Given a characters array tasks, representing the tasks a CPU needs to do, where each letter represents a different task. Tasks could be done in any order. Each task is done in one unit of time. For each unit of time, the CPU could complete either one task or just be idle.

However, there is a non-negative integer n that represents the cooldown period between two same tasks (the same letter in the array), that is that there must be at least n units of time between any two same tasks.

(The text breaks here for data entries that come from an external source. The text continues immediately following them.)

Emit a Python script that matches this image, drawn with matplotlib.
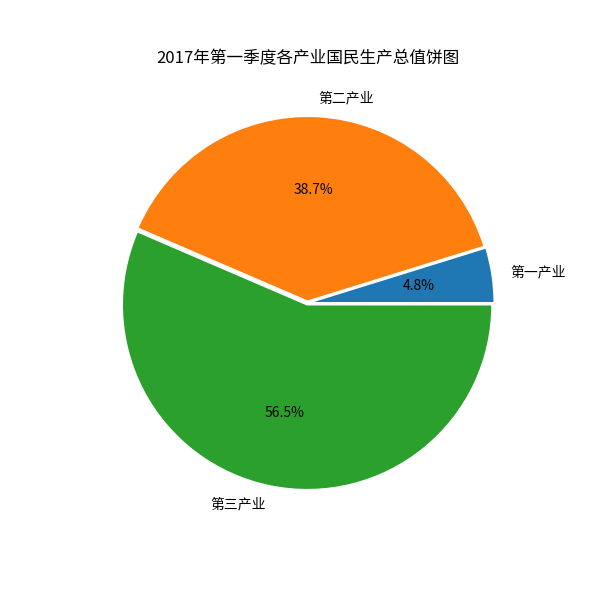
import matplotlib
matplotlib.use('Agg')
import matplotlib.pyplot as plt

plt.rcParams['font.family'] = ['Noto Sans CJK SC', 'DejaVu Sans']

labels = ['第一产业', '第二产业', '第三产业']
values = [8654.0, 70005.0, 102024.0]

fig = plt.figure(figsize=(6, 6), dpi=100)
ax = fig.add_subplot(111)
ax.pie(values, labels=labels, autopct='%1.1f%%', explode=[0.01, 0.01, 0.01],
       wedgeprops={'edgecolor': 'white', 'linewidth': 1.0})
ax.set_title('2017年第一季度各产业国民生产总值饼图', fontsize=12)
fig.savefig('out.png', dpi=100)
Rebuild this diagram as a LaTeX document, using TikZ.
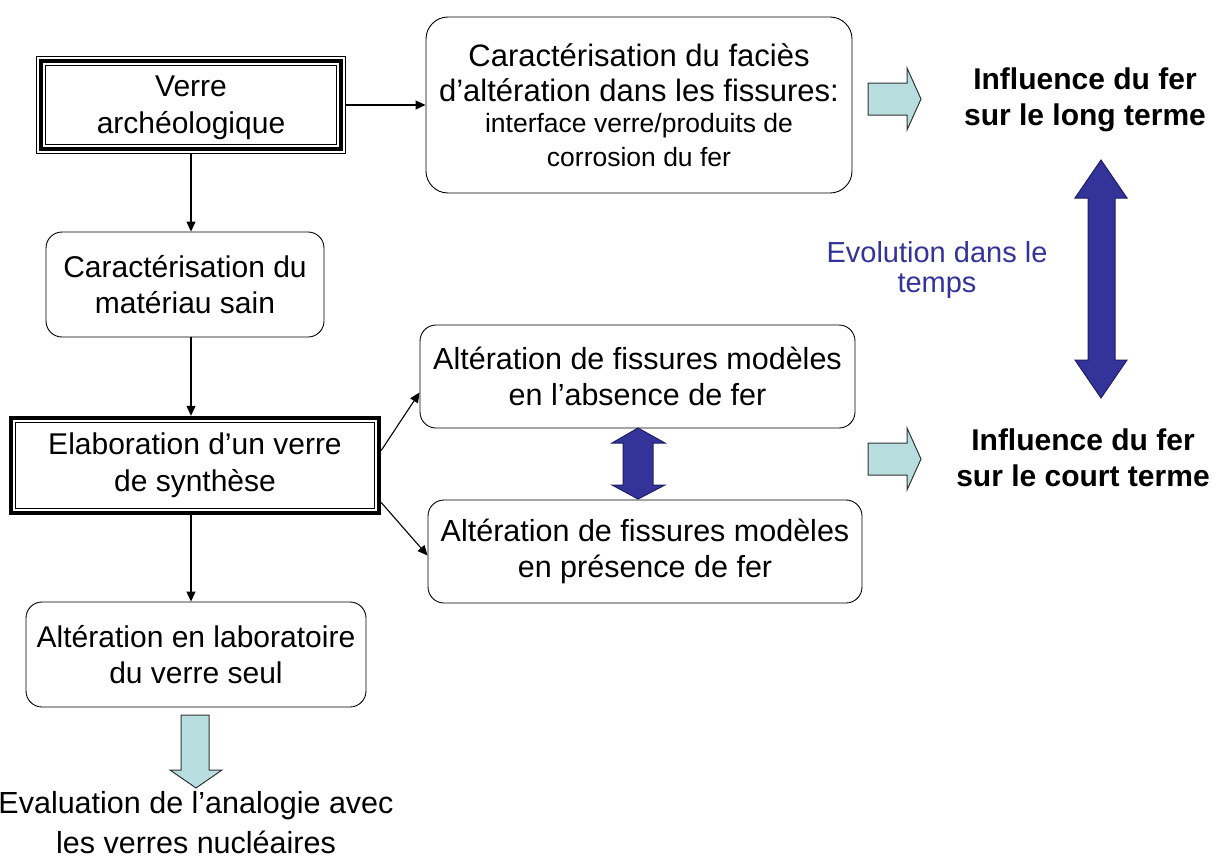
\documentclass[tikz,border=0pt]{standalone}
\usepackage{fontspec}
\setmainfont{Liberation Sans}
\usetikzlibrary{arrows.meta}
\definecolor{cyanfill}{HTML}{B8DEDF}
\definecolor{navyblue}{HTML}{333399}
\definecolor{navyline}{HTML}{1F1F66}
\begin{document}
\begin{tikzpicture}[x=1pt,y=-1pt,
  roundbox/.style={draw=black, line width=0.9pt, rounded corners=16pt, align=center, inner sep=0pt, font=\fontsize{30}{36}\selectfont},
  plainbox/.style={align=center, inner sep=0pt, font=\fontsize{30}{37}\selectfont},
  conn/.style={line width=1.1pt, -{Triangle[length=10pt,width=9pt]}},
  lightarrow/.style={draw=black!80, line width=1pt, fill=cyanfill},
  bluearrow/.style={draw=navyline, line width=1pt, fill=navyblue},
  outtext/.style={align=center, inner sep=0pt},
]
\useasboundingbox (0,0) rectangle (1216,860);
\fill[white] (0,0) rectangle (1216,860);

% Verre archeologique (triple border)
\node[plainbox, minimum width=308pt, minimum height=96pt, text depth=0pt] (verre) at (191,105) {Verre\\archéologique};
\draw[line width=0.8pt] (verre.north west) rectangle (verre.south east);
\draw[line width=4pt] ([shift={(4.5pt,-4.5pt)}]verre.north west) rectangle ([shift={(-4.5pt,4.5pt)}]verre.south east);
\draw[line width=0.8pt] ([shift={(8.5pt,-8.5pt)}]verre.north west) rectangle ([shift={(-8.5pt,8.5pt)}]verre.south east);

% Caracterisation du facies
\node[roundbox, rounded corners=22pt, minimum width=426pt, minimum height=176pt, font=\fontsize{31}{35}\selectfont] (car) at (639,105)
  {Caractérisation du faciès\\d’altération dans les fissures:\\[-4pt]{\fontsize{26.5}{30}\selectfont interface verre/produits de}\\[-1pt]{\fontsize{26.5}{30}\selectfont corrosion du fer}};

% Caracterisation du materiau sain
\node[roundbox, minimum width=278pt, minimum height=105pt] (mat) at (185,284.5) {Caractérisation du\\matériau sain};

% Elaboration (thick-thin border)
\node[plainbox, minimum width=372pt, minimum height=99pt] (elab) at (195,465.5) {Elaboration d’un verre\\de synthèse};
\draw[line width=4.5pt] ([shift={(2.25pt,-2.25pt)}]elab.north west) rectangle ([shift={(-2.25pt,2.25pt)}]elab.south east);
\draw[line width=0.8pt] ([shift={(6.5pt,-6.5pt)}]elab.north west) rectangle ([shift={(-6.5pt,6.5pt)}]elab.south east);

% Alteration boxes
\node[roundbox, minimum width=435pt, minimum height=103pt, font=\fontsize{30.5}{36}\selectfont] (abs) at (637.5,376.5) {Altération de fissures modèles\\en l’absence de fer};
\node[roundbox, minimum width=434pt, minimum height=103pt, font=\fontsize{30.5}{36}\selectfont] (pres) at (645,551.5) {Altération de fissures modèles\\en présence de fer};
\node[roundbox, minimum width=340pt, minimum height=105pt] (labo) at (196,654.5) {Altération en laboratoire\\du verre seul};

% Text outputs
\node[outtext, font=\bfseries\fontsize{30}{36}\selectfont] (long) at (1085,100) {Influence du fer\\sur le long terme};
\node[outtext, font=\bfseries\fontsize{30}{36}\selectfont] (court) at (1083,458) {Influence du fer\\sur le court terme};
\node[outtext, text=navyblue, font=\fontsize{29}{30}\selectfont] (evol) at (937,270) {Evolution dans le\\temps};
\node[outtext, font=\fontsize{30.5}{40}\selectfont] (eval) at (196,823) {Evaluation de l’analogie avec\\les verres nucléaires};

% Connectors
\draw[conn] (verre.east) -- (car.west);
\draw[conn] (verre.south) -- (verre.south |- mat.north);
\draw[conn] (verre.south |- mat.south) -- (verre.south |- elab.north);
\draw[conn] (verre.south |- elab.south) -- (verre.south |- labo.north);
\draw[conn] ([yshift=15pt]elab.east) -- ([yshift=-16pt]abs.west);
\draw[conn] ([yshift=-37pt]elab.east) -- ([yshift=-4pt]pres.west);

% Light block arrows
\draw[lightarrow] (868,83) -- (907,83) -- (907,68) -- (921,99) -- (907,130) -- (907,115) -- (868,115) -- cycle;
\draw[lightarrow] (868,443) -- (907,443) -- (907,428) -- (921,459) -- (907,490) -- (907,475) -- (868,475) -- cycle;
\draw[lightarrow] (181,715) -- (209,715) -- (209,770) -- (222,770) -- (196,788) -- (170,770) -- (181,770) -- cycle;

% Blue double arrows
\draw[bluearrow] (1101,160) -- (1127,198) -- (1115,198) -- (1115,360) -- (1127,360) -- (1101,398) -- (1075,360) -- (1088,360) -- (1088,198) -- (1075,198) -- cycle;
\draw[bluearrow] (638,428) -- (665,443) -- (653,443) -- (653,485) -- (665,485) -- (638,499) -- (612,485) -- (623,485) -- (623,443) -- (612,443) -- cycle;
\end{tikzpicture}
\end{document}
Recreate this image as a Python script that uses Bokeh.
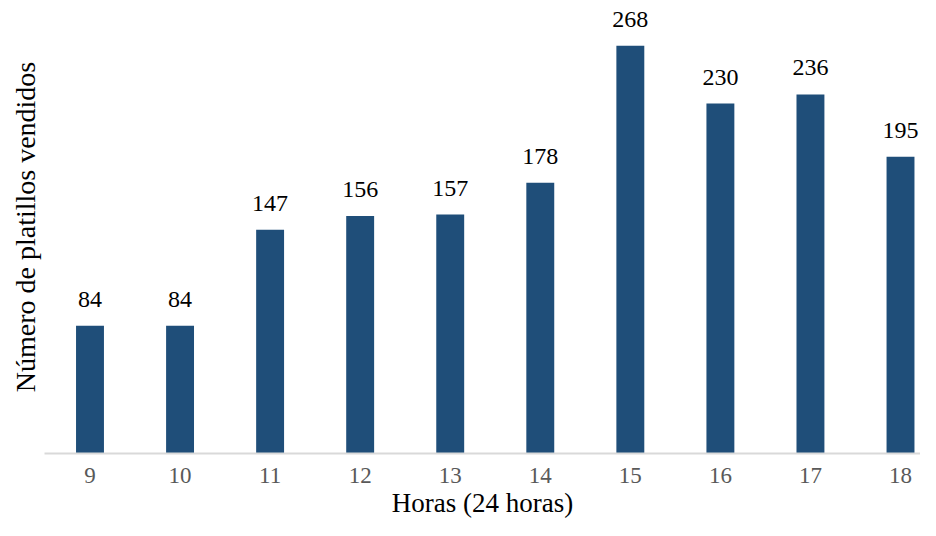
from bokeh.plotting import figure
from bokeh.models import Range1d, FixedTicker, ColumnDataSource
from bokeh.core.properties import value
from bokeh.embed import file_html
from bokeh.resources import INLINE

horas = [9, 10, 11, 12, 13, 14, 15, 16, 17, 18]
platillos = [84, 84, 147, 156, 157, 178, 268, 230, 236, 195]
etiquetas = [str(v) for v in platillos]

src = ColumnDataSource(dict(x=horas, y=platillos, t=etiquetas))

p = figure(width=920, height=520, output_backend="svg", toolbar_location=None,
           x_range=Range1d(8.4948, 18.222), y_range=Range1d(0, 297.7),
           min_border_left=44, min_border_right=0, min_border_top=0, min_border_bottom=0)
p.outline_line_color = None
p.xgrid.visible = False
p.ygrid.visible = False

p.vbar(x="x", top="y", width=0.31, bottom=0, source=src, fill_color="#1f4e79", line_color=None)
p.text(x="x", y="y", text="t", source=src, text_align="center", text_baseline="bottom",
       y_offset=-19, text_font=value("Liberation Serif"), text_font_size="24px", text_color="#000000")

xa = p.xaxis[0]
xa.ticker = FixedTicker(ticks=horas)
xa.axis_line_color = "#d9d9d9"
xa.axis_line_width = 2
xa.major_tick_line_color = None
xa.minor_tick_line_color = None
xa.major_label_text_font = "Liberation Serif"
xa.major_label_text_font_size = "23px"
xa.major_label_text_color = "#595959"
xa.major_label_standoff = 8
xa.axis_label = "Horas (24 horas)"
xa.axis_label_text_font = "Liberation Serif"
xa.axis_label_text_font_size = "27px"
xa.axis_label_text_font_style = "normal"
xa.axis_label_text_color = "#000000"
xa.axis_label_standoff = 2

ya = p.yaxis[0]
ya.ticker = FixedTicker(ticks=[])
ya.axis_line_color = None
ya.major_tick_line_color = None
ya.minor_tick_line_color = None
ya.axis_label = "Número de platillos vendidos"
ya.axis_label_text_font = "Liberation Serif"
ya.axis_label_text_font_size = "28px"
ya.axis_label_text_font_style = "normal"
ya.axis_label_text_color = "#000000"
ya.axis_label_standoff = 4

open("out.html", "w").write(file_html(p, INLINE))
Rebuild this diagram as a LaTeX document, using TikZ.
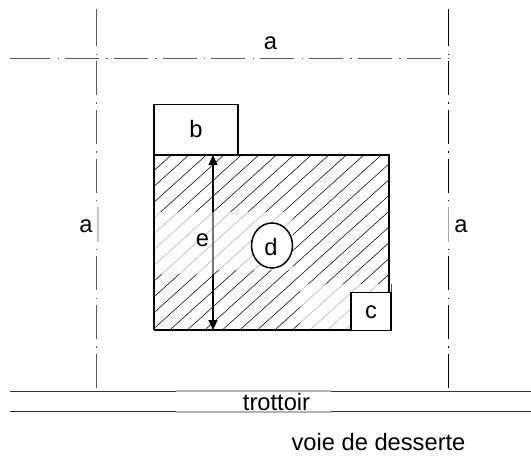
\documentclass[tikz,border=0pt]{standalone}
\usepackage{fontspec}
\setmainfont{Liberation Sans}
\usetikzlibrary{arrows.meta,shapes.geometric}

\tikzset{
lbl/.style={inner sep=0pt,font=\fontsize{23.7}{25}\selectfont},
axis/.style={line width=1pt,dash pattern=on 34pt off 7.3pt on 1.5pt off 6pt},
hatch/.style={line width=0.55pt},
wall/.style={line width=1.3pt,draw=black,fill=white},
}
\newcommand{\hatchlines}[1]{
\foreach \i in {0,...,24} {
\draw[hatch,#1] ({-22.7+17.5*\i},330) -- ({171.3+17.5*\i},155);
}
}

\begin{document}
\begin{tikzpicture}[x=1pt,y=-1pt]
\useasboundingbox (0,0) rectangle (531,466);

% hatched plot
\begin{scope}
\clip (154,155) rectangle (389,330);
\hatchlines{black}
\end{scope}
\fill[white] (154,212) rectangle (293,270);
\fill[white] (154,270) rectangle (213,274);
\fill[white] (300,284) rectangle (391,330);
\begin{scope}
\clip (154,212) rectangle (293,270) (154,270) rectangle (213,274) (300,284) rectangle (389,330);
\hatchlines{black!30}
\end{scope}
\draw[line width=1.3pt] (154,330) -- (154,155) -- (389,155) -- (389,292);
\draw[line width=1.3pt] (154,330) -- (351,330);

% buildings
\node[wall,minimum width=84pt,minimum height=50pt,inner sep=0pt] (b) at (196,129.5) {};
\node[wall,minimum width=40pt,minimum height=38pt,inner sep=0pt] (c) at (371,311.5) {};
\draw[black!70,line width=1pt] (c.north east) -- +(0,-8);
\node[wall,ellipse,minimum width=41pt,minimum height=45pt,inner sep=0pt,line width=1.5pt] (d) at (272,245.5) {};

% height arrow
\coordinate (e1) at (213,155);
\coordinate (e2) at (213,330);
\draw[{Triangle[length=10pt,width=9pt]}-{Triangle[length=10pt,width=9pt]},line width=1.2pt] (e1) -- (e2);
\draw[black!55,line width=1.2pt] (213,212) -- (213,274);

% boundaries
\coordinate (t1) at (96.7,12.2);
\coordinate (t2) at (96.7,391);
\coordinate (t3) at (448.4,12.2);
\coordinate (t4) at (448.4,391);
\coordinate (h1) at (16.2,58.6);
\coordinate (h2) at (448.4,58.6);
\draw[axis,black!65] (t1) -- (t2);
\draw[axis,black] (t3) -- (t4);
\draw[line width=1pt,black!65] (96.7,9) -- (t1);
\draw[line width=1pt] (448.4,9) -- (t3);
\draw[axis,black!65] (h1) -- (h2);
\draw[line width=1pt,black!65] (9.5,58.6) -- (h1);
\fill[white] (92,203) rectangle (104,245);
\fill[white] (444,203) rectangle (454,245);
\draw[black!22,line width=2pt] (98.4,207) -- (98.4,242);
\draw[black!35,line width=1.4pt] (448.7,207) -- (448.7,242);

% road
\coordinate (r1) at (9.5,391);
\coordinate (r2) at (176,391);
\coordinate (r3) at (331,391);
\coordinate (r4) at (531,391);
\coordinate (s1) at (9.5,411.8);
\coordinate (s2) at (176,411.8);
\coordinate (s3) at (331,411.8);
\coordinate (s4) at (531,411.8);
\draw[line width=1pt,black!80] (r1) -- (r2) (r3) -- (r4);
\draw[line width=1pt,black!80] (s1) -- (s2) (s3) -- (s4);
\draw[line width=1.4pt,black!30] (r2) -- (r3);
\draw[line width=1.4pt,black!30] (s2) -- (s3);

% labels
\node[lbl] (atop) at (270.5,43) {a};
\node[lbl] (aleft) at (86,226) {a};
\node[lbl] (aright) at (461,226) {a};
\node[lbl] (lb) at (196,129) {b};
\node[lbl] (lc) at (371,312) {c};
\node[lbl] (ld) at (271,247) {d};
\node[lbl] (le) at (202.5,240) {e};
\node[lbl] (trottoir) at (276.5,402) {trottoir};
\node[lbl] (voie) at (378.5,442) {voie de desserte};
\end{tikzpicture}
\end{document}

Return the least number of units of times that the CPU will take to finish all the given tasks.

class Solution:
    def leastInterval(self, tasks: List[str], n: int) -> int:
        # greedily run the most frequent task that is not on cooldown
        
        # priority queue that prioritizes:
            # availability first (cooldown time remaining, 0 means it can be ran now (min))
            # number of the task remaining (tasks with more remaining come first (max))
        
        counts = Counter(tasks)
        # [-numtasksremaining, task]
        heap_avail = []
        # [time_when_available, -numtasksremaining, task]
        heap_waiting = []
        for key in counts:
            heap_avail.append([-counts[key], key])
        
        # queue.append([time_available, -numtasksremaining, task])
        heapq.heapify(heap_avail)
        heapq.heapify(heap_waiting)
        
        t = 0
        while heap_avail or heap_waiting:
            if not heap_avail:
                # just advance because everything is on cooldown
                t += 1
            else:
                # use next heap_avail
                neg_count, task = heapq.heappop(heap_avail)
                count = -neg_count
                count -= 1
                
                if count > 0:
                    heapq.heappush(heap_waiting, [t+n+1, -count, task])
                t+=1
                
            # update heap_waiting, move any available now to heap_avail
            while heap_waiting:
                if heap_waiting[0][0] == t:
                    _, neg_count, task = heapq.heappop(heap_waiting)
                    heapq.heappush(heap_avail, [neg_count, task])
                else:
                    break
            
        return t
  • the main thought process here is to greedily always perform the task that has the most instances left (if it is not on cooldown).
  • to do this, we use a priority-queue in the form of a heap to keep track of the frequency of the available tasks in order.
    • we also have to maintain a separate priority-queue of tasks that are on cooldown, so we can add them back to the queue of available tasks once the cooldown is over.